Passive Foreign Investment Company (PFIC) Rules

Buying individual stocks on HKEX does not trigger PFIC reporting. PFICs are foreign corporations where 75% or more of gross income is passive or where at least 50% of assets produce passive income — a definition that captures foreign mutual funds and foreign-listed ETFs, not operating companies.11Internal Revenue Service. Instructions for Form 8621 If you buy a Hong Kong-domiciled ETF or mutual fund through HKEX, however, you will likely trigger onerous PFIC tax treatment. The tax math on PFICs is punishing: excess distributions get spread across your entire holding period and taxed at the highest ordinary income rate for each year, plus an interest charge. Most US-based investors are better off sticking to individual stocks on HKEX and using US-listed ETFs for broader Asian market exposure.

Restricted Securities Under US Sanctions

US persons are prohibited from purchasing publicly traded securities of companies designated on the Treasury Department’s Non-SDN Chinese Military-Industrial Complex Companies (NS-CMIC) List. This restriction stems from Executive Order 14032, signed in June 2021, which targets companies the US government identifies as operating in China’s defense or surveillance technology sectors.12U.S. Department of the Treasury. Chinese Military Companies Sanctions The prohibition covers not just the stock itself but also derivatives and instruments designed to provide investment exposure to those securities.

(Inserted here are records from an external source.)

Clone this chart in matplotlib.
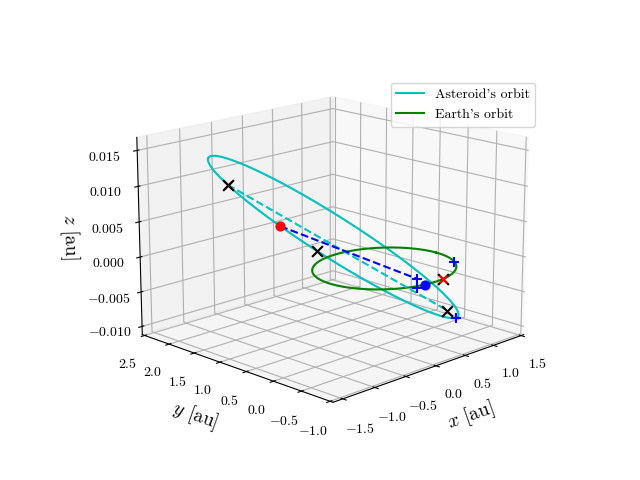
import numpy as np
import matplotlib
matplotlib.use("Agg")
import matplotlib.pyplot as plt

plt.rcParams["font.family"] = "serif"
plt.rcParams["font.serif"] = ["cmr10"]
plt.rcParams["mathtext.fontset"] = "cm"
plt.rcParams["axes.formatter.use_mathtext"] = True
plt.rcParams["axes.unicode_minus"] = True

# asteroid orbit: centre and semi-axis vectors [au]
ast_center = [-0.205, 0.54, 0.0036]
ast_major = [-1.045, 1.13, 0.0111]
ast_minor = [0.46, 0.43, 0.0010]
# Earth orbit: centre and radius [au]
earth_center = [0.065, -0.065]
earth_r = 0.88

# marker positions: orbit parameter on asteroid orbit [rad]
t_apsis = -0.62
t_asteroid_now = -1.17
t_cross = [-0.62, -1.47]
t_plus = [-2.94]
# marker positions: angle on Earth orbit [deg], height [au]
th_earth_now = -100.0
th_cross = [-80.0]
th_plus = [-31.0, -107.0, -107.0]
z_plus = [0.0, 0.0010, -0.0002]
apsis_end = [0.18, -1.05, -0.0040]

c, U, V = map(np.array, (ast_center, ast_major, ast_minor))
def ast(tt):
    tt = np.asarray(tt, float)
    return c[:, None] + U[:, None] * np.cos(tt) + V[:, None] * np.sin(tt)
def earth(th, z=0.0):
    th = np.radians(np.asarray(th, float))
    return np.array([earth_center[0] + earth_r * np.cos(th),
                     earth_center[1] + earth_r * np.sin(th),
                     np.zeros_like(th) + z])

t = np.linspace(0, 2 * np.pi, 400)
orb = ast(t)
eo = earth(np.degrees(t))
aph = ast([t_apsis])[:, 0]
now = ast([t_asteroid_now])[:, 0]
enow = earth([th_earth_now])[:, 0]
crossA = ast(t_cross)
crossE = earth(th_cross)
plusA = ast(t_plus)
plusE = earth(th_plus, np.array(z_plus))
los_end = plusE[:, 1]

fig = plt.figure(figsize=(6.4, 4.8), dpi=100)
ax = fig.add_subplot(projection="3d")
ax.plot(orb[0], orb[1], orb[2], color="c", label="Asteroid's orbit")
ax.plot(eo[0], eo[1], eo[2], color="g", label="Earth's orbit")
ax.plot(*zip(aph, apsis_end), "c--")
ax.plot(*zip(now, los_end), "b--")
ax.scatter(*now, color="r", s=40, depthshade=False)
ax.scatter(*enow, color="b", s=40, depthshade=False)
ax.scatter(*crossA, color="k", marker="x", s=60, depthshade=False)
ax.scatter(*crossE, color="k", marker="x", s=60, depthshade=False)
ax.scatter(*apsis_end, color="k", marker="x", s=60, depthshade=False)
ax.scatter(*aph, color="r", marker="x", s=30, depthshade=False)
ax.scatter(*crossE, color="r", marker="x", s=30, depthshade=False)
ax.scatter(*plusE, color="b", marker="+", s=60, depthshade=False)
ax.scatter(*plusA, color="b", marker="+", s=60, depthshade=False)
ax.set_xlim(-1.65, 1.55)
ax.set_ylim(-1.05, 2.55)
ax.set_xticks([-1.5, -1.0, -0.5, 0.0, 0.5, 1.0, 1.5])
ax.set_yticks([-1.0, -0.5, 0.0, 0.5, 1.0, 1.5, 2.0, 2.5])
ax.set_zlim(-0.0112, 0.0168)
ax.set_zticks([-0.010, -0.005, 0.0, 0.005, 0.010, 0.015])
ax.set_xlabel(r"$x$ [au]", fontsize=14)
ax.set_ylabel(r"$y$ [au]", fontsize=14)
ax.set_zlabel(r"$z$ [au]", fontsize=14)
ax.view_init(elev=16, azim=-135)
ax.set_box_aspect(None, zoom=1.15)
ax.legend(loc="upper right", bbox_to_anchor=(1.08, 0.95))
fig.savefig("out.png")
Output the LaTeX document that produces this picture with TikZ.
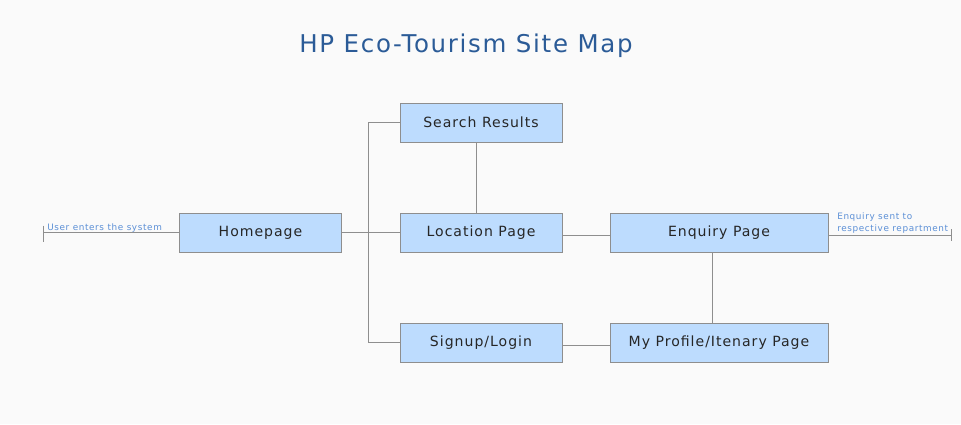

The NS-CMIC List changes periodically as companies are added or removed by the Secretary of the Treasury. When a company is newly designated, US investors get a 365-day wind-down period to divest existing holdings. Your brokerage may block orders for listed companies automatically, but not all international platforms have robust screening for this. Before buying shares in any Chinese company on HKEX, check the current NS-CMIC List on the OFAC website. Violating these sanctions carries serious civil and criminal penalties under the International Emergency Economic Powers Act.